At this point, we're all seeing the light at the end of the tunnel. I gave a top level overview of my project. I'm working on putting up a Github repo with a more in-depth version.

Highlights from the week:

We had a guest lecture from @WibiData on building real-time recommendation engines at scale with kiji. The kiji platform seems pretty mature and has support for quite a few languages and connectors to several Big Data frameworks. Evaluating recommender engines has always been a problem. One approach is to perform validation on a hold out sample of your data.
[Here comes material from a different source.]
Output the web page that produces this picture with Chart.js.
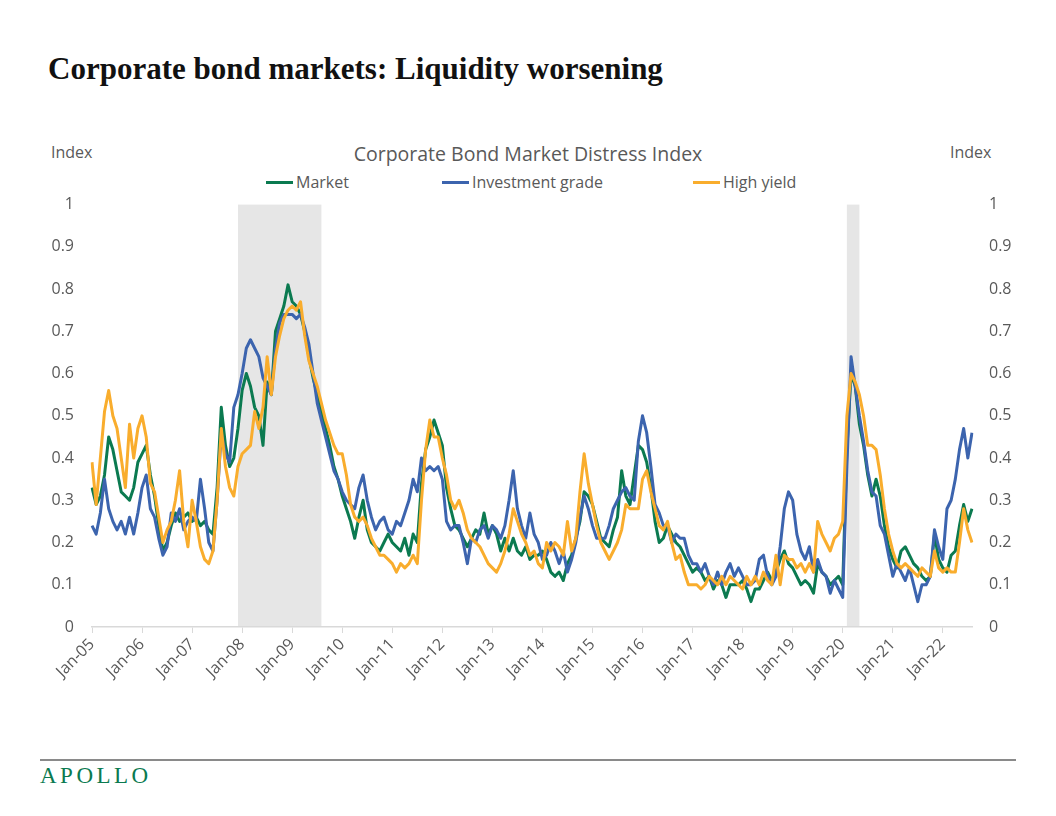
<!DOCTYPE html>
<html>
<head>
<meta charset="utf-8">
<title>Corporate bond markets: Liquidity worsening</title>
<script src="https://cdn.jsdelivr.net/npm/chart.js@4.4.1/dist/chart.umd.min.js"></script>
<style>
  body { margin: 0; width: 1056px; height: 816px; background: #fff; position: relative; overflow: hidden; font-family: "Open Sans", sans-serif; }
  #title { position: absolute; left: 48px; top: 51px; font: bold 31px "Liberation Serif", serif; color: #111; white-space: nowrap; }
  .lbl { position: absolute; color: #595959; font-size: 16px; line-height: 20px; white-space: nowrap; }
  #chart-title { left: 0; width: 1056px; top: 142px; text-align: center; font-size: 19.5px; line-height: 24px; }
  .leg { position: absolute; top: 172px; font-size: 16px; line-height: 20px; color: #595959; white-space: nowrap; }
  .leg i { display: inline-block; width: 27px; height: 3px; vertical-align: middle; margin-right: 3px; position: relative; top: -1px; }
  #chart-distress { position: absolute; left: 0; top: 177px; }
  #rule { position: absolute; left: 40px; top: 759px; width: 976px; border-top: 2px solid #8a8a8a; }
  #logo { position: absolute; left: 40px; top: 763px; font: 23px "Liberation Serif", serif; letter-spacing: 3.5px; color: #0b7a50; }
</style>
</head>
<body>
<div id="title">Corporate bond markets: Liquidity worsening</div>
<div class="lbl" style="left:51px; top:142px;">Index</div>
<div class="lbl" style="left:950px; top:142px;">Index</div>
<div class="lbl" id="chart-title">Corporate Bond Market Distress Index</div>
<div class="leg" style="left:266px;"><i style="background:#0b7a50"></i>Market</div>
<div class="leg" style="left:442px;"><i style="background:#3c64ae"></i>Investment grade</div>
<div class="leg" style="left:693px;"><i style="background:#f9ad2d"></i>High yield</div>
<canvas id="chart-distress" width="1056" height="543"></canvas>
<div id="rule"></div>
<div id="logo">APOLLO</div>

<script>
// Monthly points, Jan-05 to Aug-22
const monthNames = ["Jan", "Feb", "Mar", "Apr", "May", "Jun", "Jul", "Aug", "Sep", "Oct", "Nov", "Dec"];
const months = [];
for (let yr = 2005; yr <= 2022; yr++) {
  for (let mi = 0; mi < 12; mi++) {
    if (yr === 2022 && mi > 7) break;
    months.push(monthNames[mi] + "-" + String(yr).slice(2));
  }
}

// Recessions (shaded, first and last month included)
const recessionStart = ["Dec-07", "Feb-20"];
const recessionEnd = ["Jul-09", "Apr-20"];

const yTicks = [0, 0.1, 0.2, 0.3, 0.4, 0.5, 0.6, 0.7, 0.8, 0.9, 1];

const market = [
  0.33, 0.29, 0.31, 0.36, 0.45, 0.42, 0.37, 0.32, 0.31, 0.30, 0.33, 0.39, // 2005
  0.41, 0.43, 0.36, 0.31, 0.24, 0.18, 0.20, 0.24, 0.27, 0.25, 0.26, 0.27, // 2006
  0.25, 0.26, 0.24, 0.25, 0.23, 0.22, 0.33, 0.52, 0.43, 0.38, 0.40, 0.47, // 2007
  0.56, 0.60, 0.57, 0.52, 0.50, 0.43, 0.58, 0.55, 0.70, 0.73, 0.76, 0.81, // 2008
  0.77, 0.76, 0.74, 0.70, 0.64, 0.59, 0.55, 0.51, 0.47, 0.43, 0.38, 0.35, // 2009
  0.31, 0.28, 0.25, 0.21, 0.26, 0.30, 0.23, 0.20, 0.19, 0.18, 0.20, 0.22, // 2010
  0.20, 0.19, 0.18, 0.21, 0.17, 0.22, 0.20, 0.34, 0.42, 0.45, 0.49, 0.46, // 2011
  0.43, 0.33, 0.28, 0.24, 0.23, 0.21, 0.19, 0.21, 0.23, 0.22, 0.27, 0.22, // 2012
  0.24, 0.22, 0.18, 0.21, 0.18, 0.21, 0.18, 0.17, 0.19, 0.16, 0.17, 0.17, // 2013
  0.18, 0.16, 0.13, 0.12, 0.13, 0.11, 0.15, 0.17, 0.21, 0.25, 0.32, 0.31, // 2014
  0.29, 0.25, 0.21, 0.20, 0.19, 0.23, 0.26, 0.37, 0.31, 0.29, 0.36, 0.43, // 2015
  0.42, 0.39, 0.33, 0.25, 0.20, 0.21, 0.24, 0.22, 0.20, 0.19, 0.17, 0.15, // 2016
  0.13, 0.14, 0.13, 0.11, 0.12, 0.09, 0.11, 0.10, 0.07, 0.10, 0.10, 0.10, // 2017
  0.11, 0.09, 0.06, 0.09, 0.09, 0.11, 0.13, 0.11, 0.13, 0.16, 0.18, 0.15, // 2018
  0.14, 0.12, 0.10, 0.11, 0.10, 0.08, 0.15, 0.13, 0.12, 0.10, 0.11, 0.12, // 2019
  0.10, 0.42, 0.60, 0.57, 0.48, 0.43, 0.36, 0.31, 0.35, 0.31, 0.24, 0.19, // 2020
  0.16, 0.14, 0.18, 0.19, 0.17, 0.15, 0.14, 0.12, 0.11, 0.12, 0.22, 0.16, // 2021
  0.14, 0.13, 0.17, 0.18, 0.24, 0.29, 0.25, 0.28                          // 2022
];

const investmentGrade = [
  0.24, 0.22, 0.27, 0.35, 0.28, 0.25, 0.23, 0.25, 0.22, 0.26, 0.22, 0.27, // 2005
  0.33, 0.36, 0.28, 0.26, 0.21, 0.17, 0.19, 0.27, 0.25, 0.28, 0.23, 0.25, // 2006
  0.26, 0.25, 0.35, 0.28, 0.20, 0.18, 0.30, 0.46, 0.41, 0.39, 0.52, 0.55, // 2007
  0.60, 0.66, 0.68, 0.66, 0.64, 0.59, 0.57, 0.55, 0.66, 0.72, 0.74, 0.74, // 2008
  0.74, 0.73, 0.74, 0.71, 0.67, 0.60, 0.53, 0.49, 0.45, 0.41, 0.37, 0.35, // 2009
  0.32, 0.30, 0.29, 0.28, 0.33, 0.36, 0.30, 0.26, 0.23, 0.25, 0.26, 0.23, // 2010
  0.22, 0.25, 0.24, 0.27, 0.30, 0.35, 0.32, 0.40, 0.37, 0.38, 0.37, 0.38, // 2011
  0.35, 0.25, 0.23, 0.24, 0.24, 0.20, 0.15, 0.21, 0.20, 0.23, 0.24, 0.21, // 2012
  0.24, 0.23, 0.21, 0.24, 0.30, 0.37, 0.28, 0.24, 0.21, 0.27, 0.22, 0.20, // 2013
  0.16, 0.17, 0.20, 0.18, 0.15, 0.18, 0.13, 0.16, 0.20, 0.26, 0.31, 0.28, // 2014
  0.24, 0.21, 0.21, 0.21, 0.24, 0.28, 0.30, 0.32, 0.33, 0.31, 0.30, 0.44, // 2015
  0.50, 0.46, 0.38, 0.29, 0.27, 0.24, 0.24, 0.20, 0.22, 0.21, 0.21, 0.17, // 2016
  0.15, 0.15, 0.13, 0.15, 0.12, 0.10, 0.13, 0.10, 0.13, 0.15, 0.12, 0.14, // 2017
  0.12, 0.10, 0.10, 0.11, 0.16, 0.17, 0.12, 0.10, 0.12, 0.19, 0.28, 0.32, // 2018
  0.30, 0.22, 0.18, 0.16, 0.19, 0.13, 0.16, 0.13, 0.12, 0.08, 0.11, 0.09, // 2019
  0.07, 0.38, 0.64, 0.57, 0.50, 0.44, 0.37, 0.32, 0.31, 0.24, 0.22, 0.17, // 2020
  0.12, 0.15, 0.13, 0.11, 0.14, 0.10, 0.06, 0.10, 0.10, 0.12, 0.23, 0.19, // 2021
  0.16, 0.28, 0.30, 0.35, 0.42, 0.47, 0.40, 0.46                          // 2022
];

const highYield = [
  0.39, 0.29, 0.40, 0.51, 0.56, 0.50, 0.47, 0.40, 0.33, 0.48, 0.40, 0.47, // 2005
  0.50, 0.45, 0.34, 0.32, 0.26, 0.20, 0.23, 0.25, 0.30, 0.37, 0.25, 0.19, // 2006
  0.30, 0.25, 0.19, 0.16, 0.15, 0.18, 0.30, 0.47, 0.38, 0.33, 0.31, 0.38, // 2007
  0.41, 0.42, 0.43, 0.51, 0.47, 0.52, 0.64, 0.55, 0.64, 0.69, 0.73, 0.75, // 2008
  0.76, 0.75, 0.77, 0.69, 0.63, 0.60, 0.57, 0.53, 0.49, 0.46, 0.43, 0.41, // 2009
  0.41, 0.36, 0.29, 0.26, 0.25, 0.26, 0.24, 0.21, 0.19, 0.17, 0.17, 0.16, // 2010
  0.15, 0.13, 0.15, 0.14, 0.15, 0.17, 0.15, 0.30, 0.42, 0.49, 0.45, 0.45, // 2011
  0.40, 0.36, 0.30, 0.28, 0.30, 0.27, 0.23, 0.21, 0.20, 0.19, 0.17, 0.15, // 2012
  0.14, 0.13, 0.15, 0.18, 0.22, 0.28, 0.25, 0.22, 0.20, 0.17, 0.18, 0.15, // 2013
  0.14, 0.20, 0.18, 0.20, 0.19, 0.17, 0.25, 0.18, 0.21, 0.32, 0.41, 0.34, // 2014
  0.29, 0.24, 0.20, 0.18, 0.16, 0.18, 0.20, 0.23, 0.29, 0.28, 0.28, 0.28, // 2015
  0.35, 0.37, 0.32, 0.28, 0.24, 0.23, 0.25, 0.20, 0.16, 0.17, 0.13, 0.10, // 2016
  0.10, 0.10, 0.09, 0.10, 0.12, 0.11, 0.10, 0.12, 0.10, 0.12, 0.11, 0.10, // 2017
  0.09, 0.12, 0.10, 0.12, 0.10, 0.13, 0.11, 0.10, 0.17, 0.10, 0.17, 0.16, // 2018
  0.16, 0.14, 0.15, 0.13, 0.15, 0.13, 0.25, 0.22, 0.20, 0.18, 0.21, 0.22, // 2019
  0.25, 0.50, 0.60, 0.58, 0.55, 0.50, 0.43, 0.43, 0.42, 0.36, 0.28, 0.22, // 2020
  0.18, 0.15, 0.14, 0.15, 0.14, 0.13, 0.12, 0.14, 0.13, 0.12, 0.18, 0.14, // 2021
  0.13, 0.14, 0.13, 0.13, 0.20, 0.28, 0.23, 0.20                          // 2022
];

// grey bands behind the lines
const recessionBands = {
  id: "recessionBands",
  beforeDraw(chart) {
    const xs = chart.scales.x;
    const ys = chart.scales.y;
    const c = chart.ctx;
    const step = xs.getPixelForValue(1) - xs.getPixelForValue(0);
    const top = ys.getPixelForValue(1);
    const bottom = ys.getPixelForValue(0);
    c.save();
    c.fillStyle = "#e6e6e6";
    for (let i = 0; i < recessionStart.length; i++) {
      const x1 = xs.getPixelForValue(months.indexOf(recessionStart[i]));
      const x2 = xs.getPixelForValue(months.indexOf(recessionEnd[i])) + step;
      c.fillRect(x1, top, x2 - x1, bottom - top);
    }
    c.restore();
  }
};

const tickColor = "#595959";

function yAxis(position, pad, width) {
  return {
    position: position,
    min: 0,
    max: 1,
    afterBuildTicks(scale) {
      scale.ticks = yTicks.map(v => ({ value: v }));
    },
    ticks: {
      color: tickColor,
      font: { size: 16 },
      padding: pad,
      callback: v => String(v)
    },
    grid: { display: false, drawTicks: false },
    border: { display: false },
    afterFit(scale) { scale.width = width; }
  };
}

const ctx = document.getElementById("chart-distress").getContext("2d");
new Chart(ctx, {
  type: "line",
  data: {
    labels: months,
    datasets: [
      { label: "Market", data: market, borderColor: "#0b7a50", order: 3 },
      { label: "Investment grade", data: investmentGrade, borderColor: "#3c64ae", order: 2 },
      { label: "High yield", data: highYield, borderColor: "#f9ad2d", order: 1 }
    ]
  },
  options: {
    responsive: false,
    animation: false,
    devicePixelRatio: 1,
    layout: { padding: 0 },
    elements: {
      point: { radius: 0 },
      line: { borderWidth: 3, tension: 0, borderJoinStyle: "round", backgroundColor: "transparent" }
    },
    plugins: {
      legend: { display: false },
      tooltip: { enabled: false }
    },
    font: { family: "'Open Sans', sans-serif" },
    scales: {
      x: {
        type: "category",
        offset: false,
        grid: { display: true, drawOnChartArea: false, drawTicks: true, tickLength: 6, color: "#d9d9d9" },
        border: { display: true, color: "#d9d9d9", width: 1.5 },
        ticks: {
          autoSkip: false,
          minRotation: 45,
          maxRotation: 45,
          color: tickColor,
          font: { size: 16 },
          padding: 2,
          callback: function (value, index) {
            return index % 12 === 0 ? this.getLabelForValue(value) : null;
          }
        },
        afterFit(scale) { scale.height = 93; }
      },
      y: yAxis("left", 18, 92),
      y2: yAxis("right", 17, 84)
    }
  },
  plugins: [recessionBands]
});
</script>
</body>
</html>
We also had another pretty interesting guest lecture from @maebert. They've built an automatic journaling tool. They built a data product out all the ambient data (passively generated data) we generate by triangulating your position using GPS signals and cell phone towers. They use those data points to tell a story about you. Their pipeline looks something like this (Signals -> Data -> Information -> Knowledge -> Stories). It's actually quite cool how patterns start to emerge when you look at aggregate data. I guess we all know a little something about that from the "revelations" that happened last summer. They utilize techniques like LSA / LDA/ SVD to extract concepts and their weights, expectation maximization (Gaussian mean shift) and some NLP. They try to see if the concepts change over time and also try to enrich their datasets using external feeds for weather data, events data, ticketing, etc
We had breakouts on presentations. We worked on our projects for two weeks and trying to bottle all that work into a three minute presentation won't do it justice. So you'd want to answer the following questions to give the audience enough to spark some interest - What?, Why?, How?, So What?, Next Steps?